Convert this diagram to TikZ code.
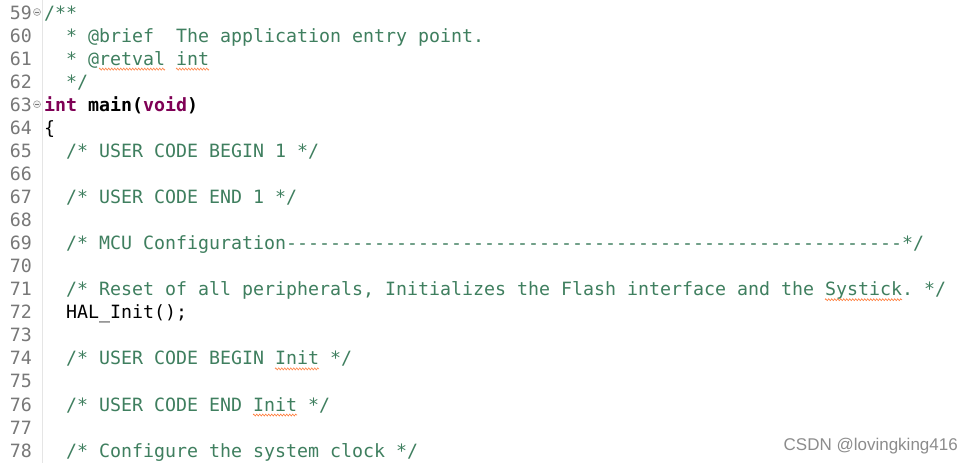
\documentclass[tikz,border=0pt]{standalone}
\usepackage{fontspec}
\newfontfamily\codefont{DejaVu Sans Mono}
\newfontfamily\wmfont{Liberation Sans}
\usetikzlibrary{decorations.pathmorphing}
\definecolor{cmtc}{RGB}{63,127,95}
\definecolor{kw}{RGB}{127,0,85}
\definecolor{lnum}{RGB}{120,120,120}
\definecolor{sq}{RGB}{255,128,64}
\frenchspacing
\begin{document}
\begin{tikzpicture}[x=1pt,y=-1pt,
  code/.style={anchor=base west,inner sep=0pt,font=\codefont\fontsize{18.27}{20}\selectfont\frenchspacing},
  num/.style={anchor=base east,inner sep=0pt,text=lnum,font=\codefont\fontsize{18.27}{20}\selectfont},
  cmnt/.style={code,text=cmtc},
  squig/.style={draw=sq,line width=0.6pt,decorate,decoration={zigzag,amplitude=1pt,segment length=3pt}},
  fold/.style={circle,draw=lnum!80,fill=lnum!10,line width=0.5pt,minimum size=7pt,inner sep=0pt}]
\useasboundingbox (0,0) rectangle (973,463);
\fill[white] (0,0) rectangle (973,463);
\draw[black!10] (42.5,0) -- (42.5,463);
% line numbers
\foreach \n [count=\i from 0] in {59,...,78}{
  \node[num] (n\n) at (32,{19+23.06*\i}) {\n};
}
\foreach \i/\nm in {0/fa,4/fb}{
  \node[fold] (\nm) at (37,{12+23.06*\i}) {};
  \draw[lnum,line width=0.6pt] ([xshift=-2pt]\nm.center) -- ([xshift=2pt]\nm.center);
}
\def\Y#1{19+23.06*(#1-59)}
\node[cmnt] (l59) at (44,{\Y{59}}) {/**};
\node[cmnt] (l60) at (66,{\Y{60}}) {* @brief\ \ The application entry point.};
\node[cmnt] (l61) at (66,{\Y{61}}) {* @retval int};
\node[cmnt] (l62) at (66,{\Y{62}}) {*/};
\node[code] (l63) at (44,{\Y{63}}) {\textcolor{kw}{\bfseries int} \bfseries main(\textcolor{kw}{void})};
\node[code] (l64) at (44,{\Y{64}}) {\{};
\node[cmnt] (l65) at (66,{\Y{65}}) {/* USER CODE BEGIN 1 */};
\node[cmnt] (l67) at (66,{\Y{67}}) {/* USER CODE END 1 */};
\node[cmnt] (l69) at (66,{\Y{69}}) {/* MCU Configuration--------------------------------------------------------*/};
\node[cmnt] (l71) at (66,{\Y{71}}) {/* Reset of all peripherals, Initializes the Flash interface and the Systick. */};
\node[code] (l72) at (66,{\Y{72}}) {HAL\_Init();};
\node[cmnt] (l74) at (66,{\Y{74}}) {/* USER CODE BEGIN Init */};
\node[cmnt] (l76) at (66,{\Y{76}}) {/* USER CODE END Init */};
\node[cmnt] (l78) at (66,{\Y{78}}) {/* Configure the system clock */};
% squiggles
\def\sqg#1#2#3{\draw[squig] ({44+11*#2},{\Y{#1}+4}) -- ({44+11*(#3+1)},{\Y{#1}+4});}
\sqg{61}{5}{10}
\sqg{61}{12}{14}
\sqg{71}{71}{77}
\sqg{74}{21}{24}
\sqg{76}{19}{22}
\node[anchor=base east,inner sep=0pt,text=black!45,font=\wmfont\fontsize{17}{18}\selectfont] (wm) at (958,450) {CSDN @lovingking416};
\end{tikzpicture}
\end{document}
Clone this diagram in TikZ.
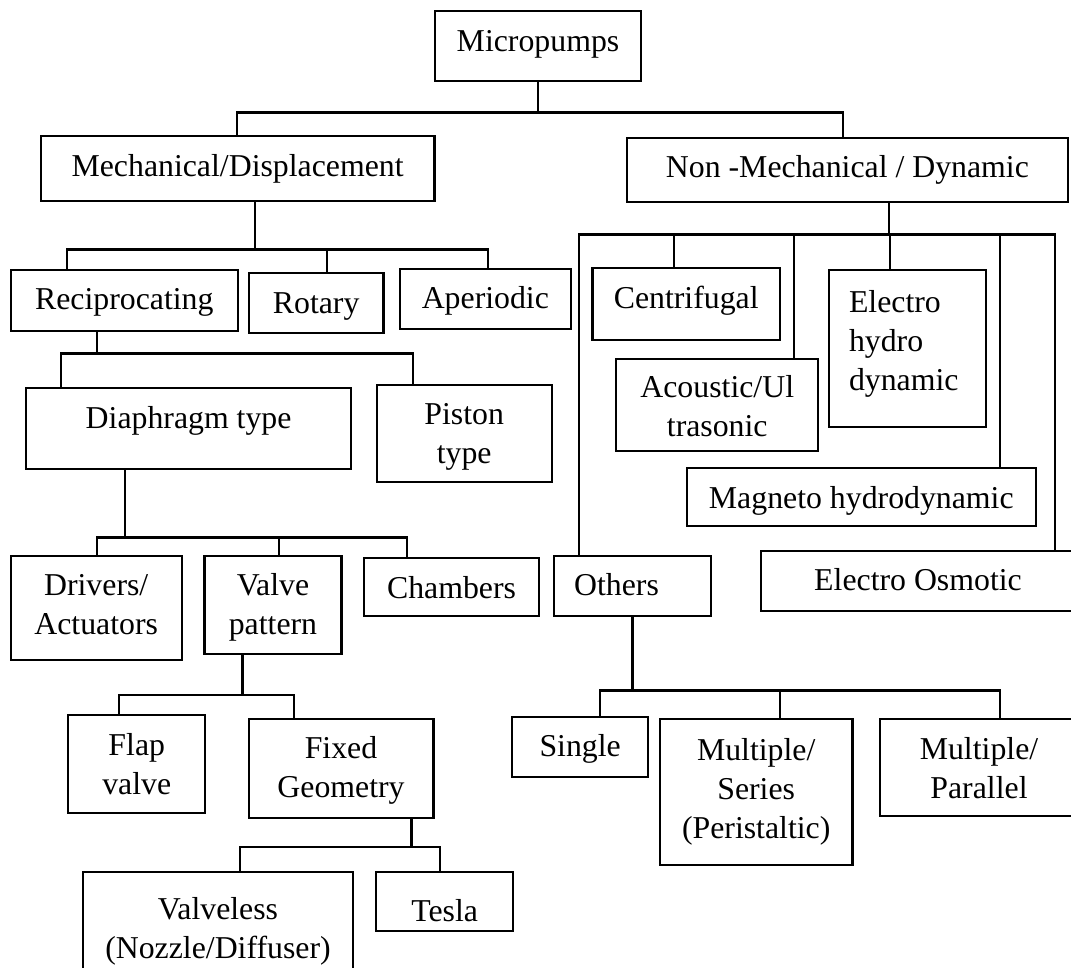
******************************
> [EXERCISE REQUIREMENTS]:
Every line containing the string "diagram" must be listed.

> [WORKED SOLUTION]:
Convert this diagram to TikZ code.
Clone this diagram in TikZ.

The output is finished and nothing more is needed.